More self-sustaining growth ahead
The expected growth of major economies, at or above their potential, has been identified as one of the key macro themes to watch in 2018 by Aberdeen Standard Investments’ chief economist, Jeremy Lawson.
According to him, many economic forecasters missed the mark on global growth and inflation in 2017 as the former year ended stronger with inflation remaining still subdued.
The rising oil prices pushed up headline inflation in the near term, he said, but core inflation trends remained soft in part for structural reasons.
Also, Trump’s cuts to corporate tax rates, from 35 per cent to 21 per cent, coupled with income tax reductions would not translate into significant boost to growth, in his opinion.

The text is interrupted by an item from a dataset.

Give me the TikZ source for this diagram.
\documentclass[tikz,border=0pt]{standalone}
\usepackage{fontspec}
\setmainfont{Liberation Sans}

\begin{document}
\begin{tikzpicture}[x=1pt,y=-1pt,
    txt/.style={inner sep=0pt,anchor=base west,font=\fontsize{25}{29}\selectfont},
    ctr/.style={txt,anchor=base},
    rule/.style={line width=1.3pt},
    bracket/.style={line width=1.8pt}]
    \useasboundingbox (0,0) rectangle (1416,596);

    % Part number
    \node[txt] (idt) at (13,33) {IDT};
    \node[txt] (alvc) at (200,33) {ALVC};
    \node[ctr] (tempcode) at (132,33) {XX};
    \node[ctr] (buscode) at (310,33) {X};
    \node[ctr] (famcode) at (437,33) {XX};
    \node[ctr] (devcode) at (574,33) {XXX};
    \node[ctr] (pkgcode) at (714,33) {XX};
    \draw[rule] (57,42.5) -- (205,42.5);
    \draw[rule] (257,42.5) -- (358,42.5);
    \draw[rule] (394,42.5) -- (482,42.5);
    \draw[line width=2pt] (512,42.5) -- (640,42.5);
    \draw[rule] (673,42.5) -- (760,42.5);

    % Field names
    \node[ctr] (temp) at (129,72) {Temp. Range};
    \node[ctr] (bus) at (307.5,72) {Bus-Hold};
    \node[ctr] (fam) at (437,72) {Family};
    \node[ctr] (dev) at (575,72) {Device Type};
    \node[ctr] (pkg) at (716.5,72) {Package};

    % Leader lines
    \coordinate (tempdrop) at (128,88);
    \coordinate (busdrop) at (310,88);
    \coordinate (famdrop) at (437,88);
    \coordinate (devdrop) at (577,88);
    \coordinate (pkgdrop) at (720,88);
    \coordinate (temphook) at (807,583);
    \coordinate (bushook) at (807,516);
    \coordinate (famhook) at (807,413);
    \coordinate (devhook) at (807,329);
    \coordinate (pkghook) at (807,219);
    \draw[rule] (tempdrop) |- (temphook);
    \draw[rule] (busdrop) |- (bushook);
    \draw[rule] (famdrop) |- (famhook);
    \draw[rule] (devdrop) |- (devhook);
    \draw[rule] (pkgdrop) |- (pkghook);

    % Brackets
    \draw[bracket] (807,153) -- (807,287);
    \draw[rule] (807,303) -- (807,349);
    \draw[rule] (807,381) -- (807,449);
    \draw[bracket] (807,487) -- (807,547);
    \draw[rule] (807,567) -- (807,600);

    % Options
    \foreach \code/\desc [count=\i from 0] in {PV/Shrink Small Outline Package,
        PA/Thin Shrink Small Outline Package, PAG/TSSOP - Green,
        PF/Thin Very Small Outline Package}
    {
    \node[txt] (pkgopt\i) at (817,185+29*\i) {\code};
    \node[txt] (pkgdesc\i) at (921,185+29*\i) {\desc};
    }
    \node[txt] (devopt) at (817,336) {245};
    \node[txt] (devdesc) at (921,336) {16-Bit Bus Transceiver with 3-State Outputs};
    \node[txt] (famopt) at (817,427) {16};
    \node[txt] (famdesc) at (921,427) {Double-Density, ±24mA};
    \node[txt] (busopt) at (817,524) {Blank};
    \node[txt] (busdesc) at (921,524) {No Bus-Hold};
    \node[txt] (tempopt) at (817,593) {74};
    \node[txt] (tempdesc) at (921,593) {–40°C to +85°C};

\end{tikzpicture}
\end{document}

Lawson said it was due to the low multipliers typically associated with tax cuts for corporations and high earners.
On the other hand, one of the key concerns was the risk associated with a sharper-than-expected slowdown in China.
“Fiscal policy is becoming less supportive as the central government moderates the pace of its spending growth and tightens off-balance sheet investment by local governments,” he said.

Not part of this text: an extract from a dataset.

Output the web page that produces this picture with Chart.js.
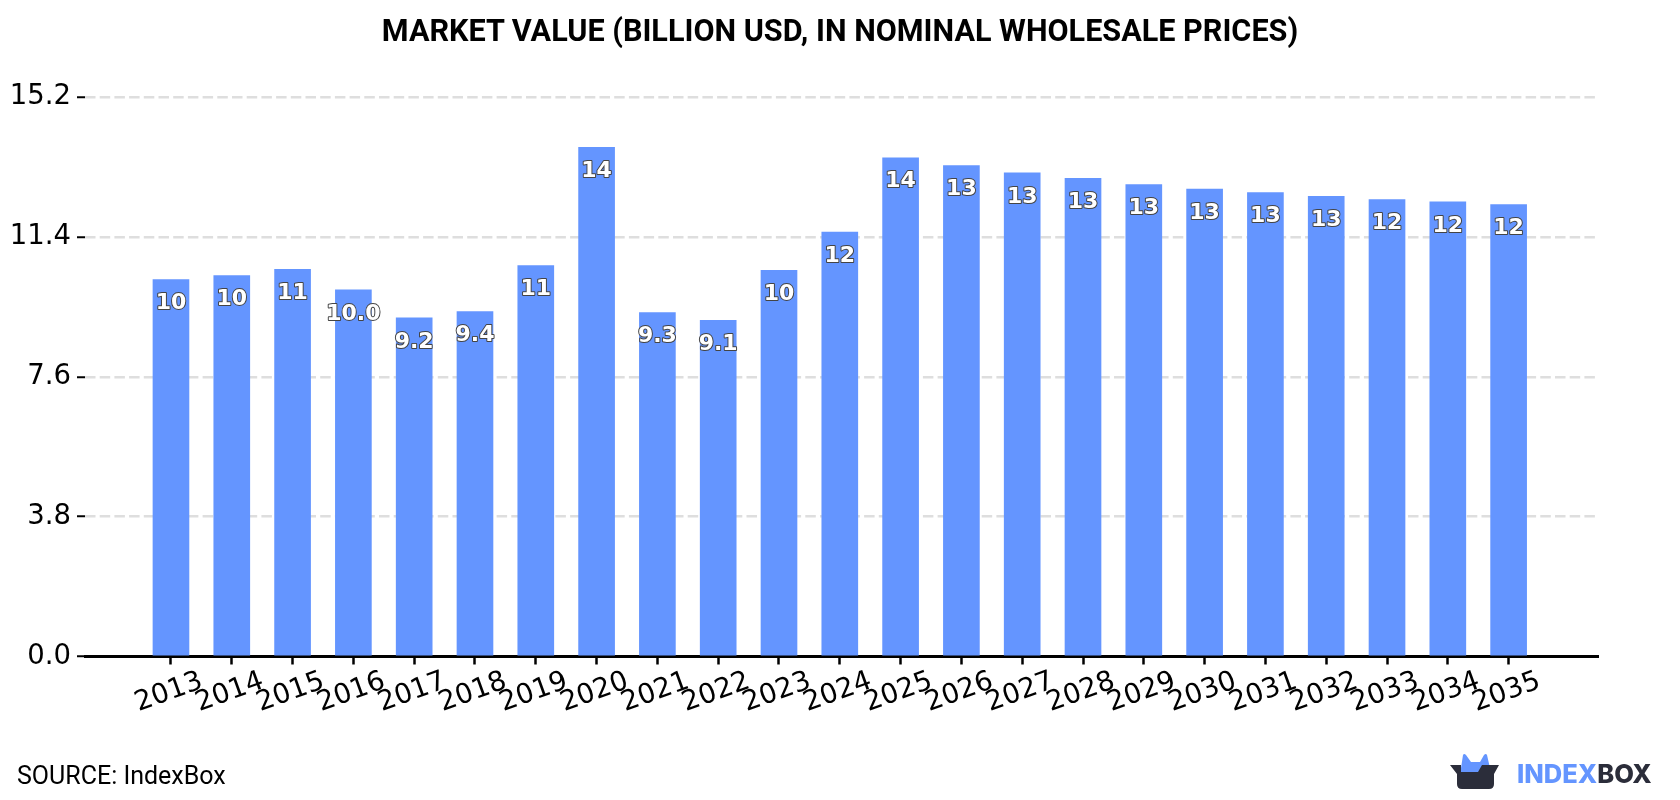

“These measures could reduce the inherent systemic risk in the Chinese financial system and make growth more sustainable in the long term, however calibration will be difficult.”
According to Lawson, this would mean a more bearish assessment of the Chinese economy with a deeper slump in property sales and construction activity as well as more aggressive financial deleveraging and higher funding costs.
“There are many signs that the hangover from the Global Financial Crisis is reducing and growth is becoming more self-sustaining, as evidenced by the easing of bank lending standards, stronger growth in capital spending and productivity, increased consumer confidence and lower levels of household savings,” Lawson said.